DIRECTION: The listing below should be printed exactly, every line of it. Skip the pictures.

DATA BLOCK:
○ ○ ○

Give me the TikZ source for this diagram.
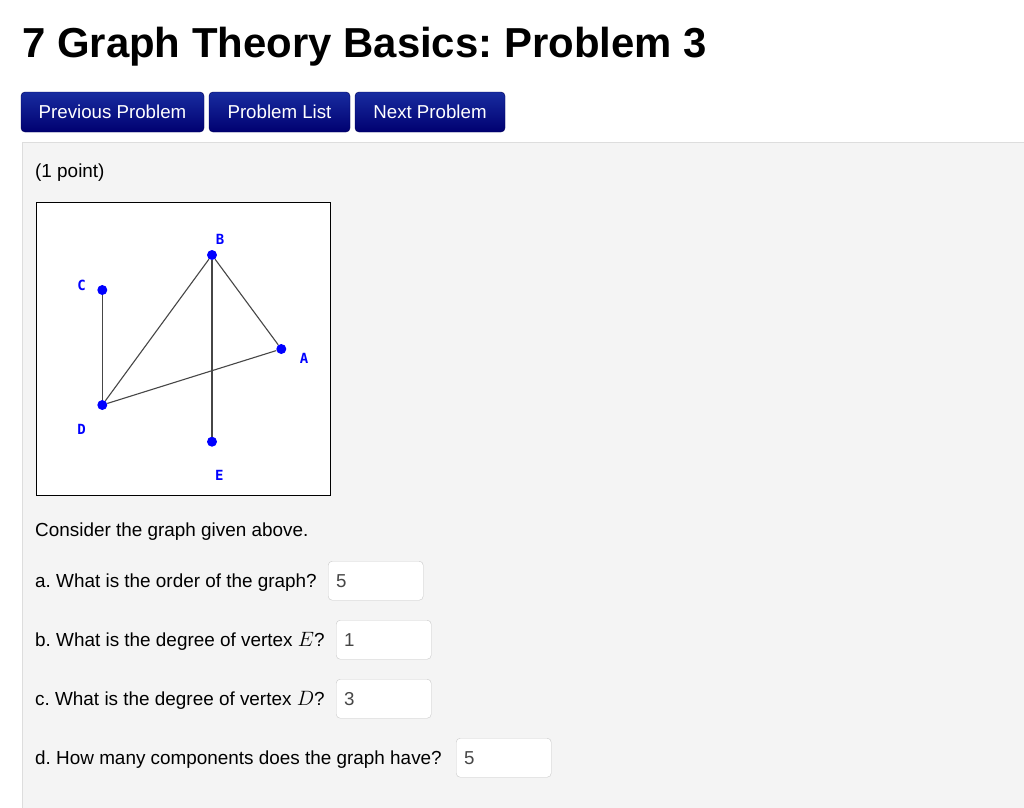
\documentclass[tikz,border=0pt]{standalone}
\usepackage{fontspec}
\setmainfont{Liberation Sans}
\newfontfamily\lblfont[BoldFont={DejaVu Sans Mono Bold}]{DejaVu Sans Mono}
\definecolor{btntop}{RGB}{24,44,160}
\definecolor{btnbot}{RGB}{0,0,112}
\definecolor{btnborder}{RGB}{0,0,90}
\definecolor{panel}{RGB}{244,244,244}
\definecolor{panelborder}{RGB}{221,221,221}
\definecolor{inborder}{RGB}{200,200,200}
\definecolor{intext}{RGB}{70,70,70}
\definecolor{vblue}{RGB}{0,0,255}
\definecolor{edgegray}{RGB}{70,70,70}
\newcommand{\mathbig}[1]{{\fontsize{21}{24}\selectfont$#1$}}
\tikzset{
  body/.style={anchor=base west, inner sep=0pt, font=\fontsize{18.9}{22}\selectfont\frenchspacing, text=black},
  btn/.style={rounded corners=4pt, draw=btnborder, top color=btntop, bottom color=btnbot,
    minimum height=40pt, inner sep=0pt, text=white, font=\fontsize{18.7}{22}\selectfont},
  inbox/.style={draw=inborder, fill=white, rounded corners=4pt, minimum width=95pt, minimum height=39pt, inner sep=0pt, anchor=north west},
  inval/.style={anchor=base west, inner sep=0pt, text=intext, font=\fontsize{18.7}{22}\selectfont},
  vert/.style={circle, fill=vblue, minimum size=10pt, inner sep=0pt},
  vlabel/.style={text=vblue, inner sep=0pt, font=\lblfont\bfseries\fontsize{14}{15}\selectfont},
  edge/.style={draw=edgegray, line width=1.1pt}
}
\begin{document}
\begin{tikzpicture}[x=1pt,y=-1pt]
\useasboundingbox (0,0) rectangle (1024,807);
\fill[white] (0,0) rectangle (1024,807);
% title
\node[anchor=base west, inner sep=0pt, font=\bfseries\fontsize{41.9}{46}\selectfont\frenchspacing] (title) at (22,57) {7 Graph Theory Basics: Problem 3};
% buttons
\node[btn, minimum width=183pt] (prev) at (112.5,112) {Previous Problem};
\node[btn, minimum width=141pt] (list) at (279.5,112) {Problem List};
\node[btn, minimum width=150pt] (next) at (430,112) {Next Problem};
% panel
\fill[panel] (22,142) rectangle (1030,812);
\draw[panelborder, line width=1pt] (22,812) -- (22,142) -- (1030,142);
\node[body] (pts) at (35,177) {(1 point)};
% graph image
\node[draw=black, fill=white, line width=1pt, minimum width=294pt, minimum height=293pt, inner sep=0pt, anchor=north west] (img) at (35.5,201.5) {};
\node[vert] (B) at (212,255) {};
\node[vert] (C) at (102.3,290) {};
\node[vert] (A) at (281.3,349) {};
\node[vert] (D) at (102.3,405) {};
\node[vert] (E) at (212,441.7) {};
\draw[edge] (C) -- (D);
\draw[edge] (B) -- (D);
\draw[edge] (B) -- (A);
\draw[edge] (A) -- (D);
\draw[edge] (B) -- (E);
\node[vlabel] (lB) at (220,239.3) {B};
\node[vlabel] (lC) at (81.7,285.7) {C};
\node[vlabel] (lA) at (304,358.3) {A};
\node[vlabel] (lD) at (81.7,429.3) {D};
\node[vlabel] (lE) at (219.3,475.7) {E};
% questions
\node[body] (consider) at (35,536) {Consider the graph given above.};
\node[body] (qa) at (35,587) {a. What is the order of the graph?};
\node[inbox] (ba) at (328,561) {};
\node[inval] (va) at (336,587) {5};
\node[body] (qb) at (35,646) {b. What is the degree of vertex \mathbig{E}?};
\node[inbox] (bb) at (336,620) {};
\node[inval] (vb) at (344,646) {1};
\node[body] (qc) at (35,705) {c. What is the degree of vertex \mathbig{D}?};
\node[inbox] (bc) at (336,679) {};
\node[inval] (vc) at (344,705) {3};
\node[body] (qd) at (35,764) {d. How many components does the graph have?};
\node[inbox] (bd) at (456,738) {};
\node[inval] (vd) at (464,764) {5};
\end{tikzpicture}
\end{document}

○ ○ ○

TASK SOLUTION:
Give me the TikZ source for this diagram.
\documentclass[tikz,border=0pt]{standalone}
\usepackage{fontspec}
\setmainfont{Liberation Sans}
\newfontfamily\lblfont[BoldFont={DejaVu Sans Mono Bold}]{DejaVu Sans Mono}
\definecolor{btntop}{RGB}{24,44,160}
\definecolor{btnbot}{RGB}{0,0,112}
\definecolor{btnborder}{RGB}{0,0,90}
\definecolor{panel}{RGB}{244,244,244}
\definecolor{panelborder}{RGB}{221,221,221}
\definecolor{inborder}{RGB}{200,200,200}
\definecolor{intext}{RGB}{70,70,70}
\definecolor{vblue}{RGB}{0,0,255}
\definecolor{edgegray}{RGB}{70,70,70}
\newcommand{\mathbig}[1]{{\fontsize{21}{24}\selectfont$#1$}}
\tikzset{
  body/.style={anchor=base west, inner sep=0pt, font=\fontsize{18.9}{22}\selectfont\frenchspacing, text=black},
  btn/.style={rounded corners=4pt, draw=btnborder, top color=btntop, bottom color=btnbot,
    minimum height=40pt, inner sep=0pt, text=white, font=\fontsize{18.7}{22}\selectfont},
  inbox/.style={draw=inborder, fill=white, rounded corners=4pt, minimum width=95pt, minimum height=39pt, inner sep=0pt, anchor=north west},
  inval/.style={anchor=base west, inner sep=0pt, text=intext, font=\fontsize{18.7}{22}\selectfont},
  vert/.style={circle, fill=vblue, minimum size=10pt, inner sep=0pt},
  vlabel/.style={text=vblue, inner sep=0pt, font=\lblfont\bfseries\fontsize{14}{15}\selectfont},
  edge/.style={draw=edgegray, line width=1.1pt}
}
\begin{document}
\begin{tikzpicture}[x=1pt,y=-1pt]
\useasboundingbox (0,0) rectangle (1024,807);
\fill[white] (0,0) rectangle (1024,807);
% title
\node[anchor=base west, inner sep=0pt, font=\bfseries\fontsize{41.9}{46}\selectfont\frenchspacing] (title) at (22,57) {7 Graph Theory Basics: Problem 3};
% buttons
\node[btn, minimum width=183pt] (prev) at (112.5,112) {Previous Problem};
\node[btn, minimum width=141pt] (list) at (279.5,112) {Problem List};
\node[btn, minimum width=150pt] (next) at (430,112) {Next Problem};
% panel
\fill[panel] (22,142) rectangle (1030,812);
\draw[panelborder, line width=1pt] (22,812) -- (22,142) -- (1030,142);
\node[body] (pts) at (35,177) {(1 point)};
% graph image
\node[draw=black, fill=white, line width=1pt, minimum width=294pt, minimum height=293pt, inner sep=0pt, anchor=north west] (img) at (35.5,201.5) {};
\node[vert] (B) at (212,255) {};
\node[vert] (C) at (102.3,290) {};
\node[vert] (A) at (281.3,349) {};
\node[vert] (D) at (102.3,405) {};
\node[vert] (E) at (212,441.7) {};
\draw[edge] (C) -- (D);
\draw[edge] (B) -- (D);
\draw[edge] (B) -- (A);
\draw[edge] (A) -- (D);
\draw[edge] (B) -- (E);
\node[vlabel] (lB) at (220,239.3) {B};
\node[vlabel] (lC) at (81.7,285.7) {C};
\node[vlabel] (lA) at (304,358.3) {A};
\node[vlabel] (lD) at (81.7,429.3) {D};
\node[vlabel] (lE) at (219.3,475.7) {E};
% questions
\node[body] (consider) at (35,536) {Consider the graph given above.};
\node[body] (qa) at (35,587) {a. What is the order of the graph?};
\node[inbox] (ba) at (328,561) {};
\node[inval] (va) at (336,587) {5};
\node[body] (qb) at (35,646) {b. What is the degree of vertex \mathbig{E}?};
\node[inbox] (bb) at (336,620) {};
\node[inval] (vb) at (344,646) {1};
\node[body] (qc) at (35,705) {c. What is the degree of vertex \mathbig{D}?};
\node[inbox] (bc) at (336,679) {};
\node[inval] (vc) at (344,705) {3};
\node[body] (qd) at (35,764) {d. How many components does the graph have?};
\node[inbox] (bd) at (456,738) {};
\node[inval] (vd) at (464,764) {5};
\end{tikzpicture}
\end{document}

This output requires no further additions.